In the past, OOP has been a bit overhyped. So it's not surprising that you feel it's doing nothing for you except for having autocomplete-friendly syntax. This is entirely true for many programs. You are more likely to feel the benefits of OOP in more complex software systems, in code that needs to be easily extensible, where you need to avoid hard dependencies between components, or when you are using a static type system (with duck typing, the use of OOP techniques is often unnoticeable). Looking back over the last few decades, OOP has been most useful for GUI programming, distributed systems, and testability.

Altri suggerimenti

Compared with procedural programming, OOP allows us to build higher level abstractions by bundling code & data together.  Any time we can reduce the number of items that the consuming client has to deal with, that is positive.

In procedural programming, a simple structure can combine, say an int x and an int y.  Using a structure, a consuming client can now operate in terms of a single concept, a coordinate, instead of a pair of int's, and, this is a good thing.  This single coordinate is harder to mix up than two int's.

OOP goes a step further offering to bundle not just data members together, but also code/behavioral members.  This is a logical next step in allowing the construction of larger abstractions.  Just as bundling several data elements together reduces the client's load, so does bundling behaviors, so this is a good thing.

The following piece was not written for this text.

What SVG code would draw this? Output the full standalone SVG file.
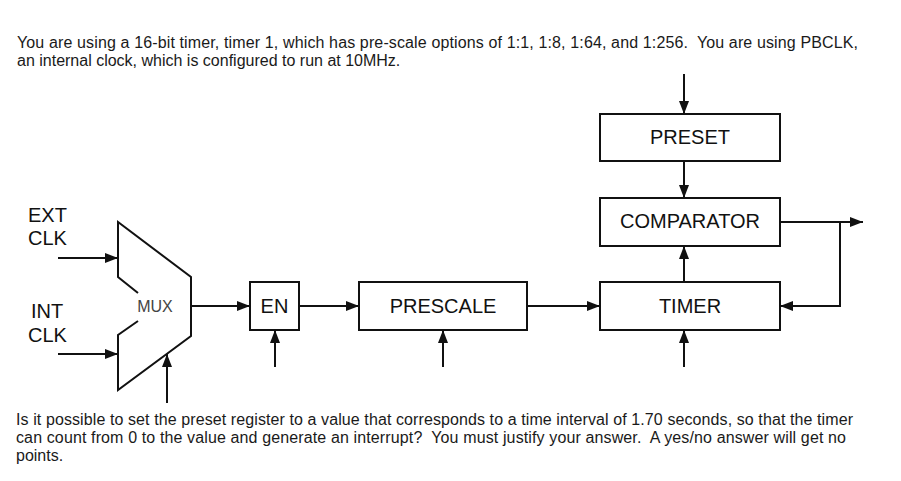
<svg xmlns="http://www.w3.org/2000/svg" width="901" height="481" viewBox="0 0 901 481">
  <defs>
    <marker id="arr" markerUnits="userSpaceOnUse" markerWidth="14" markerHeight="11" refX="13" refY="5" orient="auto">
      <path d="M0,0 L13,5 L0,10 Z" fill="#111"/>
    </marker>
    <style>
      .para { font-family: "Liberation Sans", Arial, sans-serif; font-size: 16px; fill: #1a1a1a; white-space: pre; }
      .lbl { font-family: "Liberation Sans", Arial, sans-serif; font-size: 20px; fill: #111; }
      .box { fill: #fff; stroke: #111; stroke-width: 2; }
      .wire { fill: none; stroke: #111; stroke-width: 2; }
      .arrow { fill: none; stroke: #111; stroke-width: 2; marker-end: url(#arr); }
    </style>
  </defs>
  <rect width="901" height="481" fill="#fff"/>

  <g id="question-top">
    <text class="para" x="17" y="48" xml:space="preserve" textLength="841" lengthAdjust="spacing">You are using a 16-bit timer, timer 1, which has pre-scale options of 1:1, 1:8, 1:64, and 1:256.  You are using PBCLK,</text>
    <text class="para" x="17" y="66">an internal clock, which is configured to run at 10MHz.</text>
  </g>

  <g id="question-bottom">
    <text class="para" x="16" y="425" textLength="837" lengthAdjust="spacing">Is it possible to set the preset register to a value that corresponds to a time interval of 1.70 seconds, so that the timer</text>
    <text class="para" x="16" y="443" xml:space="preserve" textLength="830" lengthAdjust="spacing">can count from 0 to the value and generate an interrupt?  You must justify your answer.  A yes/no answer will get no</text>
    <text class="para" x="16" y="461">points.</text>
  </g>

  <g id="connectors">
    <line class="arrow" x1="58" y1="258" x2="118" y2="258"/>
    <line class="arrow" x1="58" y1="354" x2="118" y2="354"/>
    <line class="arrow" x1="167" y1="403" x2="167" y2="354"/>
    <line class="arrow" x1="191" y1="306" x2="250" y2="306"/>
    <line class="arrow" x1="275" y1="367" x2="275" y2="330"/>
    <line class="arrow" x1="299" y1="306" x2="359" y2="306"/>
    <line class="arrow" x1="443" y1="367" x2="443" y2="330"/>
    <line class="arrow" x1="527" y1="306" x2="600" y2="306"/>
    <line class="arrow" x1="684" y1="367" x2="684" y2="330"/>
    <line class="arrow" x1="684" y1="282" x2="684" y2="246"/>
    <line class="arrow" x1="684" y1="161" x2="684" y2="198"/>
    <line class="arrow" x1="684" y1="74" x2="684" y2="114"/>
    <line class="arrow" x1="780" y1="222" x2="863" y2="222"/>
    <polyline class="arrow" points="840,222 840,306 780,306"/>
  </g>

  <g id="ext-clk">
    <text class="lbl" x="28" y="222">EXT</text>
    <text class="lbl" x="28" y="245">CLK</text>
  </g>
  <g id="int-clk">
    <text class="lbl" x="31" y="318">INT</text>
    <text class="lbl" x="28" y="342">CLK</text>
  </g>

  <g id="mux">
    <path class="wire" d="M138,293 L118,277 L118,222 L191,277 L191,336 L118,390 L118,335 L138,321"/>
    <text x="155" y="311.5" text-anchor="middle" font-family="'Liberation Sans', Arial, sans-serif" font-size="16" fill="#444">MUX</text>
  </g>

  <g id="en">
    <rect class="box" x="250" y="282" width="49" height="48"/>
    <text class="lbl" x="274.5" y="313" text-anchor="middle">EN</text>
  </g>

  <g id="prescale">
    <rect class="box" x="359" y="282" width="168" height="48"/>
    <text class="lbl" x="443" y="312.5" text-anchor="middle">PRESCALE</text>
  </g>

  <g id="timer">
    <rect class="box" x="600" y="282" width="180" height="48"/>
    <text class="lbl" x="690" y="312.5" text-anchor="middle">TIMER</text>
  </g>

  <g id="comparator">
    <rect class="box" x="600" y="198" width="180" height="48"/>
    <text class="lbl" x="690" y="228" text-anchor="middle">COMPARATOR</text>
  </g>

  <g id="preset">
    <rect class="box" x="600" y="114" width="180" height="47"/>
    <text class="lbl" x="690" y="143.5" text-anchor="middle">PRESET</text>
  </g>
</svg>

If I use a serializer and deserializer bundled together in one object, I'm less likely to use the wrong serializer with the wrong deserializer, whereas that is much easier to happen if as a client, I have to use separate procedures.

OOP supports multiplicity of objects, multiplicity of implementations, and, bundlings into higher levels of abstraction so consuming clients have to deal with fewer things.  It allows us to express some formal relationships that go otherwise unstated in procedural programming (e.g. that some functions are logically related to each other).

Beyond that,

  • OOP also allows for a certain amount of code reuse through the mechanisms of base classes, class hierarchy, virtual methods, overrides, and virtual dispatch.  While this can be duplicated in non-OO procedural languages, it can be cumbersome, and, it is just that: duplicating OOP.

  • OOP allows placing some abstractions in hierarchy, such that the hierarchy itself is a bundling of additional abstractions into one; again, bundling to reduce the number of individual and separate items the client has to deal with is a positive thing.

Yes, all that means better intellisense in the IDEs, and that's a good thing as well.  This comes by formally expressing relationships that in other languages might have gone implicitly unstated, such as functions being related by naming/prefixing rather than any formally expressed grouping/relationship.

To reiterate @Amon, OOP has also been over-hyped, and that's why we have mantras like composition over inheritance, and don't create deep class hierarchies.  I personally like: don't create a subclass when all you need is an instance.